El tema de la prueba ilícita no es fácil. De entrada, exige un estudio comparativo con Estados Unidos y otros países, requiere conocer etapas de sus jurisprudencias, entender los casos, las tradiciones jurídicas que hay detrás. Corre uno el riesgo de perderse dado que la regla de exclusión (no admisibilidad de la prueba ilícita) tiene tantas excepciones, o ha sido tan cuestionada, que a veces se duda si es norma o excepción.
Pero es un tema apasionante. O al menos para mí, pues vincula dos temas que me gustan: las teorías sobre la democracia, y el proceso judicial.
De fondo el tema de la ilicitud de la prueba rebasa la codificación procesal. No es, en puridad, un asunto realmente técnico, sirve como un ejemplo perfecto para evidenciar como un juicio es un medio, no solo para resolver (componer, dirían los clásicos) el litigio, sino para alcanzar ciertos valores o fines democráticos.
Existen dos maneras de abordar la razón de la ilicitud: la primera, muy americana, radica en reconocer que no se trata de un mandato constitucional sino una creación pretoriana, cuya finalidad es disuadir a la policía de cometer actos ilegales. La otra manera, más cercana al constitucionalismo garantista, parte de considerar que los derechos humanos no pueden ser violentados en la búsqueda de la verdad real.

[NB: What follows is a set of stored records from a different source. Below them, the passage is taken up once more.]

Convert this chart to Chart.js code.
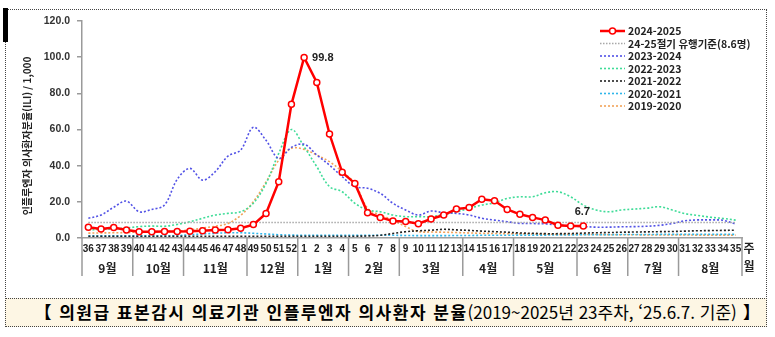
<!DOCTYPE html>
<html lang="ko">
<head>
<meta charset="utf-8">
<title>인플루엔자 의사환자 분율</title>
<script src="https://cdn.jsdelivr.net/npm/chart.js@4.4.1/dist/chart.umd.min.js"></script>
<style>
  html, body { margin: 0; padding: 0; background: #fff; }
  #wrap { position: relative; width: 775px; height: 337px; overflow: hidden; }
  #chartBox { position: absolute; left: 0; top: 0; width: 775px; height: 298px; }
  .frame { position: absolute; left: 5px; top: 9px; width: 762px; height: 290px; border: 1px dotted #444; border-bottom: none; box-sizing: border-box; }
  .bar { position: absolute; left: 3px; top: 8px; width: 5px; height: 34px; background: #000; }
  .caption {
    position: absolute; left: 5px; top: 298px; width: 762px; height: 29px; box-sizing: border-box;
    padding-left: 24px;
    border: 1px dotted #444; background: #fdf6e4; color: #000; white-space: nowrap;
    font-family: 'Noto Sans CJK KR', sans-serif; font-size: 17px; line-height: 26px; text-align: center;
  }
  .caption b { font-weight: 700; letter-spacing: 1.5px; }
  .caption span { font-weight: 400; }
</style>
</head>
<body>
<div id="wrap">
  <div class="frame"></div>
  <div class="bar"></div>
  <div id="chartBox"><canvas id="chartCanvas"></canvas></div>
  <div class="caption"><b>【 의원급 표본감시 의료기관 인플루엔자 의사환자 분율</b><span>(2019~2025년 23주차, ‘25.6.7. 기준)</span><b> 】</b></div>
</div>
<script>
// week labels (36주 ~ 52주, 1주 ~ 35주)
const weeks = ['36','37','38','39','40','41','42','43','44','45','46','47','48','49','50','51','52',
  '1','2','3','4','5','6','7','8','9','10','11','12','13','14','15','16','17','18','19','20',
  '21','22','23','24','25','26','27','28','29','30','31','32','33','34','35'];

// month groups under the week labels
const months = ['9월','10월','11월','12월','1월','2월','3월','4월','5월','6월','7월','8월'];
const monthWeeks = [4, 4, 5, 4, 4, 4, 5, 4, 5, 4, 4, 5];

// ILI per 1,000
const ili2425 = [5.9, 5.0, 5.8, 4.4, 3.5, 3.5, 3.6, 3.6, 3.7, 4.0, 4.4, 4.6, 5.4, 7.4, 13.6, 31.1, 73.9,
  99.8, 86.0, 57.5, 36.3, 30.2, 14.0, 11.4, 9.4, 9.1, 7.9, 10.5, 12.7, 16.0, 16.8, 21.4, 20.6, 15.8,
  13.1, 11.4, 9.9, 7.1, 6.6, 6.7,
  null, null, null, null, null, null, null, null, null, null, null, null];
const ili2324 = [10.9, 12.7, 17.0, 20.4, 14.5, 15.8, 18.2, 32.4, 38.5, 32.0, 36.7, 45.3, 48.6, 61.2, 54.0, 44.0, 50.1,
  51.9, 45.9, 40.3, 33.9, 28.4, 27.5, 24.7, 19.2, 15.5, 12.7, 14.9, 14.0, 13.6, 12.7, 10.9, 9.9, 9.0,
  8.1, 8.0, 7.8, 7.2, 6.6, 6.3, 6.0, 6.0, 6.2, 6.3, 6.5, 7.0, 8.0, 9.5, 10.0, 10.0, 9.8, 7.7];
const ili2223 = [4.5, 4.8, 5.0, 5.5, 6.3, 6.6, 6.5, 7.5, 9.0, 10.9, 12.7, 13.6, 14.5, 19.2, 30.2, 46.8, 60.0,
  50.4, 39.4, 28.4, 25.6, 19.2, 15.5, 14.5, 12.7, 11.8, 11.8, 11.8, 13.1, 14.5, 16.4, 18.2, 19.5, 21.9,
  22.8, 22.8, 25.0, 25.6, 22.8, 18.2, 15.5, 14.5, 15.5, 16.0, 16.5, 17.3, 15.5, 13.5, 12.5, 11.5, 10.8, 9.9];
const ili2122 = [1.0, 1.0, 1.0, 1.0, 1.0, 1.0, 1.0, 1.0, 1.0, 1.0, 1.0, 1.0, 1.0, 1.0, 1.0, 1.0, 1.0,
  1.0, 1.0, 1.0, 1.0, 1.0, 1.1, 1.5, 2.5, 3.5, 4.0, 4.3, 4.8, 4.5, 4.2, 3.8, 3.5, 3.2,
  2.8, 2.6, 2.4, 2.4, 2.5, 2.7, 2.9, 3.0, 3.2, 3.3, 3.4, 3.5, 3.6, 3.8, 4.0, 4.1, 4.2, 4.3];
const ili2021 = [1.2, 1.2, 1.2, 1.2, 1.2, 1.2, 1.2, 1.3, 1.8, 2.2, 2.6, 2.9, 2.9, 2.6, 2.2, 1.8, 1.6,
  1.5, 1.5, 1.5, 1.5, 1.5, 1.5, 1.5, 1.5, 1.4, 1.3, 1.3, 1.3, 1.4, 1.4, 1.5, 1.5, 1.5,
  1.6, 1.6, 1.6, 1.7, 1.7, 1.8, 1.8, 1.8, 1.9, 1.9, 1.9, 2.0, 2.0, 2.0, 2.0, 2.0, 2.0, 2.0];
const ili1920 = [2.7, 2.8, 2.9, 3.0, 3.3, 3.5, 3.6, 3.8, 4.5, 5.5, 6.5, 8.0, 12.5, 20.0, 31.0, 43.0, 49.6,
  49.0, 45.9, 42.2, 36.7, 30.2, 16.4, 12.7, 9.9, 6.3, 3.5, 3.3, 3.2, 3.0, 2.8, 2.6, 2.5, 2.4,
  2.3, 2.2, 2.1, 2.0, 2.0, 1.9, 1.9, 1.8, 1.8, 1.8, 1.7, 1.7, 1.7, 1.7, 1.6, 1.6, 1.6, 1.6];

const threshold2425 = 8.6; // 24-25절기 유행기준

const yMax = 120;
const yStep = 20;

const numFamily = "'Liberation Sans', sans-serif";
const tickFont = { family: numFamily, size: 10, weight: 'bold' };
const korFont = "'Noto Sans CJK KR', sans-serif";

const dotted = (label, data, color) => ({
  label: label,
  data: data,
  borderColor: color,
  borderWidth: 1.6,
  borderDash: [2, 2],
  pointRadius: 0,
  tension: 0.35,
  fill: false
});

// month row, separators and the 주/월 header under the axis
const monthAxis = {
  id: 'monthAxis',
  afterDraw(chart) {
    const ctx = chart.ctx;
    const xs = chart.scales.x;
    const area = chart.chartArea;
    const half = (xs.getPixelForValue(1) - xs.getPixelForValue(0)) / 2;
    const lineEnd = 276;

    ctx.save();
    ctx.strokeStyle = '#9a9a9a';
    ctx.lineWidth = 1.5;
    ctx.beginPath();
    ctx.moveTo(area.left, area.bottom);
    ctx.lineTo(area.left, lineEnd);
    ctx.stroke();

    ctx.fillStyle = '#222';
    ctx.font = 'bold 12px ' + korFont;
    ctx.textAlign = 'center';
    ctx.textBaseline = 'middle';

    let idx = 0;
    monthWeeks.forEach((n, m) => {
      const start = xs.getPixelForValue(idx) - half;
      const end = xs.getPixelForValue(idx + n - 1) + half;
      ctx.fillText(months[m], (start + end) / 2, 268);
      ctx.beginPath();
      ctx.moveTo(end, area.bottom);
      ctx.lineTo(end, lineEnd);
      ctx.stroke();
      idx += n;
    });

    ctx.fillText('주', area.right + 7, 248);
    ctx.fillText('월', area.right + 7, 266);
    ctx.restore();
  }
};

// y axis title
const yTitle = {
  id: 'yTitle',
  afterDraw(chart) {
    const ctx = chart.ctx;
    ctx.save();
    ctx.translate(27, 136);
    ctx.rotate(-Math.PI / 2);
    ctx.fillStyle = '#222';
    ctx.font = 'bold 10px ' + korFont;
    ctx.textAlign = 'center';
    ctx.textBaseline = 'middle';
    ctx.fillText('인플루엔자 의사환자분율(ILI) / 1,000', 0, 0);
    ctx.restore();
  }
};

// peak and latest value labels for 2024-2025
const valueLabels = {
  id: 'valueLabels',
  afterDatasetsDraw(chart) {
    const ctx = chart.ctx;
    const data = chart.data.datasets[0].data;
    const pts = chart.getDatasetMeta(0).data;
    let peak = 0;
    let last = 0;
    data.forEach((v, i) => {
      if (v === null) return;
      if (v > data[peak]) peak = i;
      last = i;
    });
    ctx.save();
    ctx.fillStyle = '#222';
    ctx.font = 'bold 11px ' + numFamily;
    ctx.textBaseline = 'middle';
    ctx.textAlign = 'left';
    ctx.fillText(data[peak].toFixed(1), pts[peak].x + 8, pts[peak].y);
    ctx.textAlign = 'center';
    ctx.fillText(data[last].toFixed(1), pts[last].x - 1, pts[last].y - 14);
    ctx.restore();
  }
};

// legend in the top right corner of the plot
const cornerLegend = {
  id: 'cornerLegend',
  afterDraw(chart) {
    const ctx = chart.ctx;
    const x0 = 600, x1 = 625, top = 31, gap = 12.5;
    ctx.save();
    ctx.font = 'bold 10.5px ' + korFont;
    ctx.textBaseline = 'middle';
    ctx.textAlign = 'left';
    chart.data.datasets.forEach((ds, i) => {
      const y = top + i * gap;
      ctx.strokeStyle = ds.borderColor;
      ctx.lineWidth = ds.borderWidth;
      ctx.setLineDash(ds.borderDash || []);
      ctx.beginPath();
      ctx.moveTo(x0, y);
      ctx.lineTo(x1, y);
      ctx.stroke();
      ctx.setLineDash([]);
      if (ds.pointRadius) {
        ctx.fillStyle = ds.pointBackgroundColor;
        ctx.lineWidth = ds.pointBorderWidth;
        ctx.beginPath();
        ctx.arc((x0 + x1) / 2, y, ds.pointRadius, 0, Math.PI * 2);
        ctx.fill();
        ctx.stroke();
      }
      ctx.fillStyle = '#222';
      ctx.fillText(ds.label, x1 + 3, y + 0.5);
    });
    ctx.restore();
  }
};

const ctx = document.getElementById('chartCanvas').getContext('2d');
new Chart(ctx, {
  type: 'line',
  data: {
    labels: weeks,
    datasets: [
      {
        label: '2024-2025',
        data: ili2425,
        borderColor: '#ff0000',
        borderWidth: 2.5,
        pointRadius: 3,
        pointBorderWidth: 1.5,
        pointBorderColor: '#ff0000',
        pointBackgroundColor: '#fff',
        tension: 0,
        fill: false
      },
      {
        label: '24-25절기 유행기준(8.6명)',
        data: weeks.map(() => threshold2425),
        borderColor: '#a8a8a8',
        borderWidth: 1.6,
        borderDash: [1.5, 1.5],
        pointRadius: 0,
        fill: false
      },
      dotted('2023-2024', ili2324, '#5252e6'),
      dotted('2022-2023', ili2223, '#3fdc98'),
      dotted('2021-2022', ili2122, '#222222'),
      dotted('2020-2021', ili2021, '#2fb6ea'),
      dotted('2019-2020', ili1920, '#f2a35a')
    ]
  },
  options: {
    responsive: true,
    maintainAspectRatio: false,
    animation: false,
    layout: { padding: { left: 0, top: 21, right: 33, bottom: 0 } },
    plugins: {
      legend: { display: false },
      tooltip: { enabled: false }
    },
    scales: {
      x: {
        type: 'category',
        offset: true,
        grid: { display: false, drawTicks: false },
        border: { display: true, color: '#a0a0a0', width: 1.5 },
        ticks: {
          autoSkip: false,
          maxRotation: 0,
          minRotation: 0,
          padding: 5,
          color: '#222',
          font: tickFont
        },
        afterFit: (scale) => { scale.height = 60; }
      },
      y: {
        min: 0,
        max: yMax,
        grid: { drawOnChartArea: false, drawTicks: true, tickLength: 5, color: '#9a9a9a', lineWidth: 1.5 },
        border: { display: true, color: '#9a9a9a', width: 1.5 },
        ticks: {
          stepSize: yStep,
          padding: 7,
          color: '#333',
          font: { family: numFamily, size: 10.5, weight: 'bold' },
          callback: (v) => v.toFixed(1)
        },
        afterFit: (scale) => { scale.width = 82; }
      }
    }
  },
  plugins: [monthAxis, yTitle, valueLabels, cornerLegend]
});
</script>
</body>
</html>
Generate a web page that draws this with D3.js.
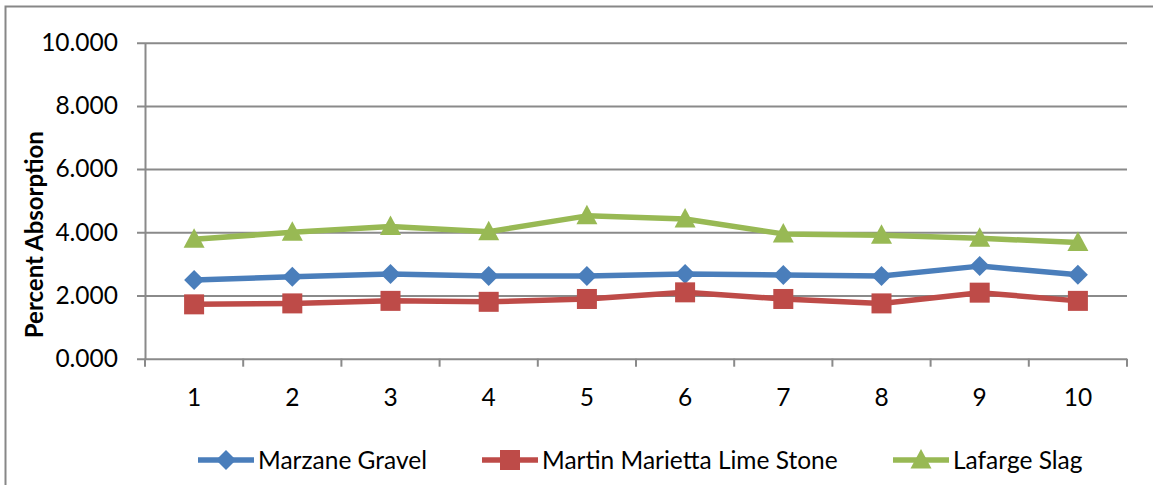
<!DOCTYPE html>
<html>
<head>
<meta charset="utf-8">
<script src="https://cdn.jsdelivr.net/npm/d3@7"></script>
<style>
  html, body { margin: 0; padding: 0; background: #fff; }
  svg { display: block; }
  text { font-family: Lato, "Open Sans", sans-serif; fill: #000; }
</style>
</head>
<body>
<svg id="chart" width="1153" height="485"></svg>
<script>
// Sample numbers along the x axis
const categories = ["1", "2", "3", "4", "5", "6", "7", "8", "9", "10"];

// Percent absorption per aggregate source
const marzaneGravel = [2.49, 2.59, 2.68, 2.62, 2.62, 2.68, 2.65, 2.62, 2.93, 2.66];
const martinMariettaLimeStone = [1.72, 1.75, 1.83, 1.80, 1.89, 2.10, 1.89, 1.75, 2.09, 1.83];
const lafargeSlag = [3.78, 4.00, 4.18, 4.02, 4.52, 4.42, 3.95, 3.91, 3.81, 3.68];

const seriesNames = ["Marzane Gravel", "Martin Marietta Lime Stone", "Lafarge Slag"];
const yTicks = [0, 2, 4, 6, 8, 10];

const series = [
  { name: seriesNames[0], values: marzaneGravel, color: "#4A7EBB", marker: "diamond" },
  { name: seriesNames[1], values: martinMariettaLimeStone, color: "#BE4B48", marker: "square" },
  { name: seriesNames[2], values: lafargeSlag, color: "#98B954", marker: "triangle" }
];

const svg = d3.select("#chart");
const gridColor = "#8a8a8a";

// Outer chart frame
svg.append("rect")
  .attr("x", 5.5).attr("y", 6.5)
  .attr("width", 1160).attr("height", 500)
  .attr("fill", "none").attr("stroke", "#878787").attr("stroke-width", 2);

const plot = { left: 145, right: 1127, top: 42.7, bottom: 358.7 };

const x = d3.scaleBand().domain(categories).range([plot.left, plot.right]).padding(0);
const y = d3.scaleLinear().domain([0, 10]).range([plot.bottom, plot.top]);
const cx = d => x(d) + x.bandwidth() / 2;

// Horizontal gridlines with the left tick marks
const yAxis = d3.axisLeft(y).tickValues(yTicks).tickFormat(d3.format(".3f"))
  .tickSizeInner(-(plot.right - plot.left)).tickSizeOuter(0).tickPadding(27);
const gy = svg.append("g").attr("transform", `translate(${plot.left},0)`).call(yAxis);
gy.select(".domain").attr("stroke", gridColor).attr("stroke-width", 2);
gy.selectAll(".tick line").attr("stroke", gridColor).attr("stroke-width", 2)
  .attr("x1", -8);
gy.selectAll(".tick text").style("font-size", "24.5px").attr("fill", "#000");

// Category axis: tick marks fall between categories
const gx = svg.append("g").attr("transform", `translate(0,${plot.bottom})`)
  .call(d3.axisBottom(x).tickSize(0).tickPadding(30));
gx.select(".domain").remove();
gx.selectAll(".tick text").style("font-size", "24.5px").attr("fill", "#000");
const boundaries = categories.map(c => x(c)).concat([x(categories[categories.length - 1]) + x.bandwidth()]);
svg.append("g").selectAll("line").data(boundaries).join("line")
  .attr("x1", d => d).attr("x2", d => d)
  .attr("y1", plot.bottom).attr("y2", plot.bottom + 8)
  .attr("stroke", gridColor).attr("stroke-width", 2);

// Y axis title
svg.append("text")
  .attr("transform", `translate(43,${(plot.top + plot.bottom) / 2 + 34}) rotate(-90)`)
  .attr("text-anchor", "middle")
  .style("font-size", "24px").style("font-weight", "bold")
  .text("Percent Absorption");

// Marker shapes
function drawMarker(g, type, color) {
  if (type === "diamond") {
    g.append("path").attr("d", "M0,-10 L10,0 L0,10 L-10,0 Z").attr("fill", color);
  } else if (type === "square") {
    g.append("rect").attr("x", -10).attr("y", -10).attr("width", 20).attr("height", 20).attr("fill", color);
  } else {
    g.append("path").attr("d", "M0,-11 L10.5,8.5 L-10.5,8.5 Z").attr("fill", color);
  }
}

const line = d3.line().x((d, i) => cx(categories[i])).y(d => y(d));

series.forEach(s => {
  const g = svg.append("g");
  g.append("path").datum(s.values)
    .attr("d", line).attr("fill", "none")
    .attr("stroke", s.color).attr("stroke-width", 5.5).attr("stroke-linejoin", "round");
  s.values.forEach((v, i) => {
    const m = g.append("g").attr("transform", `translate(${cx(categories[i])},${y(v)})`);
    drawMarker(m, s.marker, s.color);
  });
});

// Legend
const legendX = [198, 482, 893];
const legendY = 460;
series.forEach((s, i) => {
  const g = svg.append("g").attr("transform", `translate(${legendX[i]},${legendY})`);
  g.append("line").attr("x1", 0).attr("x2", 56).attr("y1", 0).attr("y2", 0)
    .attr("stroke", s.color).attr("stroke-width", 5.5);
  const m = g.append("g").attr("transform", "translate(28,0)");
  drawMarker(m, s.marker, s.color);
  g.append("text").attr("x", 60).attr("y", 0).attr("dy", "0.35em")
    .style("font-size", "24.5px").text(s.name);
});
</script>
</body>
</html>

Si es que asumimos que dentro del proceso puede conocerse la verdad real. O, siquiera, que esta existe y es cognoscible.
Esta confrontación entre fines constitucionales o jurisprudenciales ha generado un vaivén interpretativo en cortes como la americana, dado que la asombrosa variedad de casos que la vida ofrece presenta un reto para el que es difícil establecer una regla de exclusión completa y justa en todos los casos.
El sentido profundo de esto se vincula, me parece, con la propia indeterminación de la democracia. No solo en su sentido electoral (quién ganará) sino en la compleja aplicación de sus valores en los casos concretos: igualdad y libertad, derechos y multiculturalidad, seguridad e intimidad.
Ahora bien, es cierto que no es lo mismo tener por objetivo desalentar a la policía, o a las autoridades en general, para evitar que violen la ley, que estimar la absoluta inviolabilidad de los derechos fundamentales; el primer supuesto podrá convencernos de que hay casos permisibles cuando el efecto disuasorio sea imposible, mientras que el segundo puede llevarnos, me parece, o a la absoluta negación de las excepciones, o a la ponderación de los principios en choque para decidir, como hacen en Alemania, cuándo es factible admitir una prueba obtenida de forma ilegal y cuándo no.
Al diseñar un código, o definir una línea jurisprudencial, no es correcta una visión mecanicista del derecho. No deja de ser un instrumento para regular la sociedad por medio del poder, y de esta forma, siempre estará nutrido por visiones ideológicas que, como en este caso, se nos cuelan hasta los juicios particulares.